Key points discussed in the meeting included:

  • The argument that long-term alignment and regional coordination are needed to increase the Coast’s ability to win large-scale opportunities
  • The idea of requiring and funding a Coast-wide strategy (often described as a “plan of plans”)
  • Concerns about a “short-funding” pattern where partial awards can leave projects stalled, delayed, or unable to close funding gaps as costs rise over time
  • The challenge of balancing community development priorities with industrial and job-creation projects that expand the tax base

A notable portion of the meeting was Q&A and discussion from local and regional leaders, reflecting differing views on messaging, process, and the practical constraints on the ground. Cork reiterated his position that the region is seeing opportunities but is not converting enough of them — pointing to product readiness, regional coordination, and speed-to-market as recurring issues — while also acknowledging the workload borne by local teams in responding to RFIs and managing complex project realities.

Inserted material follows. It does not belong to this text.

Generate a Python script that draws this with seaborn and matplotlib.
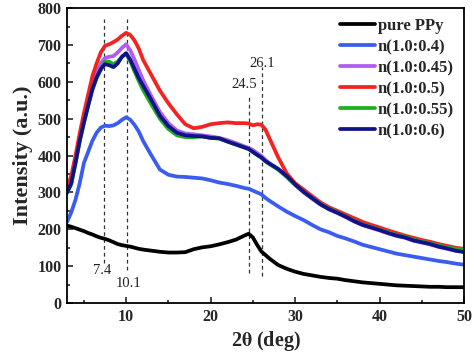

Legislative update: From the Capitol to the Coast

Members also received a legislative update focused on current issues moving through the Capitol and their implications for Coastal Mississippi’s business and industry community.

MSMS presentation: talent, scholarships, and expansion goals

The program included a presentation on the Mississippi School for Mathematics and Science (MSMS), created by the Mississippi Legislature in 1987 as a public, residential high school for academically talented students.

MSMS highlighted:

  • Four core values: community, creativity, scholarship, and service
  • 15 National Merit Semi-Finalists in the current senior class
  • Historically, roughly 60% of MSMS graduates attend Mississippi universities
  • The most recent graduating class of 114 students earned over $11 million in scholarships accepted
  • MSMS also shared goals to expand its mission by admitting 10th grade students, grow outreach through Summer STEM camps for students and teachers, enhance research and mentoring programs statewide, and continue strengthening student support through MSFF funding.

Masters Leadership Program

GCBC shared that the 2026 Masters Leadership Class is officially underway. The cohort is exploring a central question: can the Mississippi Gulf Coast strengthen its economy by adopting a regional “Plan of Plans”? Participants are studying planning models used by cities and counties and using AI tools (including ChatGPT) to support research and collaboration. Over nine months, the class will engage stakeholders, benchmark model regions, develop policy recommendations, and produce a final white paper.

Executive Leadership Academy

Registration for the 2026 GCBC Executive Leadership Academy, offered in partnership with The University of Southern Mississippi, closes February 28.

This year’s nine-month, in-person cohort focuses on executive-level AI governance and strategy, equipping senior leaders to guide responsible, AI-enabled transformation within their organizations.

Save the date: State of the Coast Symposium

Members were also asked to save the date for the State of the Coast Symposium on Thursday, May 21, from 8:00–10:00 a.m.

Closing note

The February meeting combined a statewide economic development snapshot with a direct conversation about what it will take for the Coast to compete for — and close — more of the large, high-impact opportunities in today’s market. Thank you to everyone who attended, asked questions, and contributed to a productive discussion.